● **To be done**:
Only the pictures are omitted; repeat all other data exactly.

● **Provided data**:
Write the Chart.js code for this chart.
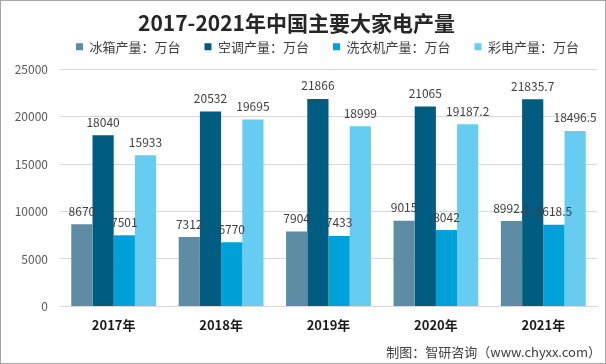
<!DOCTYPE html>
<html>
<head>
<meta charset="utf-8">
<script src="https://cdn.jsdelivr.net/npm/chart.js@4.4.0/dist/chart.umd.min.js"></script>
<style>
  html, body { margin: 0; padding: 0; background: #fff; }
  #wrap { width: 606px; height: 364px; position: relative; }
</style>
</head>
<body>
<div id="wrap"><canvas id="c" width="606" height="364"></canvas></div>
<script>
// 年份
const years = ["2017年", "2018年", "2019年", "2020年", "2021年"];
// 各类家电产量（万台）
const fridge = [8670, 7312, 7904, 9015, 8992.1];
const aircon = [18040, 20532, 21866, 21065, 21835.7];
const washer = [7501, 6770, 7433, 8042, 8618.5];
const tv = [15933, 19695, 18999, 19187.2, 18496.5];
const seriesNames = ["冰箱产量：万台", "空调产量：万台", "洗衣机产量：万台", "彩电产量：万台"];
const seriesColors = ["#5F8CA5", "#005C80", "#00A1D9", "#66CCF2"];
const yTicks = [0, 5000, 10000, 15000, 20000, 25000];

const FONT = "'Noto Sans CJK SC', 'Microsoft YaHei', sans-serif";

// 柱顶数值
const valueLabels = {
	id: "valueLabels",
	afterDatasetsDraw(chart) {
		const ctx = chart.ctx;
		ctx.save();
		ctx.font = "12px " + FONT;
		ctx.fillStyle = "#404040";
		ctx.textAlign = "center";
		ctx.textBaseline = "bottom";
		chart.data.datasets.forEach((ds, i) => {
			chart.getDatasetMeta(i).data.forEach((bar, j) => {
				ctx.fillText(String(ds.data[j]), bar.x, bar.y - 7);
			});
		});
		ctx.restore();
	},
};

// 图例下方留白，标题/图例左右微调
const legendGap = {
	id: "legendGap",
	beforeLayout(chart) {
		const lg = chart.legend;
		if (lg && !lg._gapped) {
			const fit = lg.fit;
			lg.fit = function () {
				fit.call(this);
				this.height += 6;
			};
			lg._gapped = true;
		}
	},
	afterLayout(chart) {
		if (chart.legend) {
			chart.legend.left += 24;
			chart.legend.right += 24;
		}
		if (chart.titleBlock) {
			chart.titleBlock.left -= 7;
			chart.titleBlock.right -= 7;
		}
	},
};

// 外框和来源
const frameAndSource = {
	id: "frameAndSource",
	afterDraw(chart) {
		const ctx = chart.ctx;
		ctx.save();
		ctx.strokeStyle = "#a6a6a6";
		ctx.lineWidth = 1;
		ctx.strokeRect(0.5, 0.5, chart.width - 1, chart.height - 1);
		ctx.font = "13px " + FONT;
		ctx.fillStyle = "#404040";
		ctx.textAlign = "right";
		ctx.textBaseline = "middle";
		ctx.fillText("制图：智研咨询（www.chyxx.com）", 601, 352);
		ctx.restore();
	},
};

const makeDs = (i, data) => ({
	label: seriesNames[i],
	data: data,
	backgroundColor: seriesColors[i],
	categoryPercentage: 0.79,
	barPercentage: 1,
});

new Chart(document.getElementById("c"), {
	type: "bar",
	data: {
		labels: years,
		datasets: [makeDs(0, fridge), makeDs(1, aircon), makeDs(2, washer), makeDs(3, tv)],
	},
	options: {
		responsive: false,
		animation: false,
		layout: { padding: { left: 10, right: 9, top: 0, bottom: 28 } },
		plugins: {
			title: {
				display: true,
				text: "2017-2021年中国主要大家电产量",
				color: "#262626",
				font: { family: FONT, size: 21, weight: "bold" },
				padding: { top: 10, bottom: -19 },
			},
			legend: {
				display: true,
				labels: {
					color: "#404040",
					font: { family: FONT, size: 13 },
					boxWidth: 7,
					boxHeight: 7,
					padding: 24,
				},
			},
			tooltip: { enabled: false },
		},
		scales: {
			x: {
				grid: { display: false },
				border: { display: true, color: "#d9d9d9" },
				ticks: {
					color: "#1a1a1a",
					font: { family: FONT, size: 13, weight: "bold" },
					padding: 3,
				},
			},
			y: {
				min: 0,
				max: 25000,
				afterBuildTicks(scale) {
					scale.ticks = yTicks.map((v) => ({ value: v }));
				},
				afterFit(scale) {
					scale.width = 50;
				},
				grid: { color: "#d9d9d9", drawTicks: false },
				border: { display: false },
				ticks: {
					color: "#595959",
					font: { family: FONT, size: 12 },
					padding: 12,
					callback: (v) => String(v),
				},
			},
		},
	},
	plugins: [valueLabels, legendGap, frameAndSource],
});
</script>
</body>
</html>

● **Response**:
Write the Chart.js code for this chart.
<!DOCTYPE html>
<html>
<head>
<meta charset="utf-8">
<script src="https://cdn.jsdelivr.net/npm/chart.js@4.4.0/dist/chart.umd.min.js"></script>
<style>
  html, body { margin: 0; padding: 0; background: #fff; }
  #wrap { width: 606px; height: 364px; position: relative; }
</style>
</head>
<body>
<div id="wrap"><canvas id="c" width="606" height="364"></canvas></div>
<script>
// 年份
const years = ["2017年", "2018年", "2019年", "2020年", "2021年"];
// 各类家电产量（万台）
const fridge = [8670, 7312, 7904, 9015, 8992.1];
const aircon = [18040, 20532, 21866, 21065, 21835.7];
const washer = [7501, 6770, 7433, 8042, 8618.5];
const tv = [15933, 19695, 18999, 19187.2, 18496.5];
const seriesNames = ["冰箱产量：万台", "空调产量：万台", "洗衣机产量：万台", "彩电产量：万台"];
const seriesColors = ["#5F8CA5", "#005C80", "#00A1D9", "#66CCF2"];
const yTicks = [0, 5000, 10000, 15000, 20000, 25000];

const FONT = "'Noto Sans CJK SC', 'Microsoft YaHei', sans-serif";

// 柱顶数值
const valueLabels = {
	id: "valueLabels",
	afterDatasetsDraw(chart) {
		const ctx = chart.ctx;
		ctx.save();
		ctx.font = "12px " + FONT;
		ctx.fillStyle = "#404040";
		ctx.textAlign = "center";
		ctx.textBaseline = "bottom";
		chart.data.datasets.forEach((ds, i) => {
			chart.getDatasetMeta(i).data.forEach((bar, j) => {
				ctx.fillText(String(ds.data[j]), bar.x, bar.y - 7);
			});
		});
		ctx.restore();
	},
};

// 图例下方留白，标题/图例左右微调
const legendGap = {
	id: "legendGap",
	beforeLayout(chart) {
		const lg = chart.legend;
		if (lg && !lg._gapped) {
			const fit = lg.fit;
			lg.fit = function () {
				fit.call(this);
				this.height += 6;
			};
			lg._gapped = true;
		}
	},
	afterLayout(chart) {
		if (chart.legend) {
			chart.legend.left += 24;
			chart.legend.right += 24;
		}
		if (chart.titleBlock) {
			chart.titleBlock.left -= 7;
			chart.titleBlock.right -= 7;
		}
	},
};

// 外框和来源
const frameAndSource = {
	id: "frameAndSource",
	afterDraw(chart) {
		const ctx = chart.ctx;
		ctx.save();
		ctx.strokeStyle = "#a6a6a6";
		ctx.lineWidth = 1;
		ctx.strokeRect(0.5, 0.5, chart.width - 1, chart.height - 1);
		ctx.font = "13px " + FONT;
		ctx.fillStyle = "#404040";
		ctx.textAlign = "right";
		ctx.textBaseline = "middle";
		ctx.fillText("制图：智研咨询（www.chyxx.com）", 601, 352);
		ctx.restore();
	},
};

const makeDs = (i, data) => ({
	label: seriesNames[i],
	data: data,
	backgroundColor: seriesColors[i],
	categoryPercentage: 0.79,
	barPercentage: 1,
});

new Chart(document.getElementById("c"), {
	type: "bar",
	data: {
		labels: years,
		datasets: [makeDs(0, fridge), makeDs(1, aircon), makeDs(2, washer), makeDs(3, tv)],
	},
	options: {
		responsive: false,
		animation: false,
		layout: { padding: { left: 10, right: 9, top: 0, bottom: 28 } },
		plugins: {
			title: {
				display: true,
				text: "2017-2021年中国主要大家电产量",
				color: "#262626",
				font: { family: FONT, size: 21, weight: "bold" },
				padding: { top: 10, bottom: -19 },
			},
			legend: {
				display: true,
				labels: {
					color: "#404040",
					font: { family: FONT, size: 13 },
					boxWidth: 7,
					boxHeight: 7,
					padding: 24,
				},
			},
			tooltip: { enabled: false },
		},
		scales: {
			x: {
				grid: { display: false },
				border: { display: true, color: "#d9d9d9" },
				ticks: {
					color: "#1a1a1a",
					font: { family: FONT, size: 13, weight: "bold" },
					padding: 3,
				},
			},
			y: {
				min: 0,
				max: 25000,
				afterBuildTicks(scale) {
					scale.ticks = yTicks.map((v) => ({ value: v }));
				},
				afterFit(scale) {
					scale.width = 50;
				},
				grid: { color: "#d9d9d9", drawTicks: false },
				border: { display: false },
				ticks: {
					color: "#595959",
					font: { family: FONT, size: 12 },
					padding: 12,
					callback: (v) => String(v),
				},
			},
		},
	},
	plugins: [valueLabels, legendGap, frameAndSource],
});
</script>
</body>
</html>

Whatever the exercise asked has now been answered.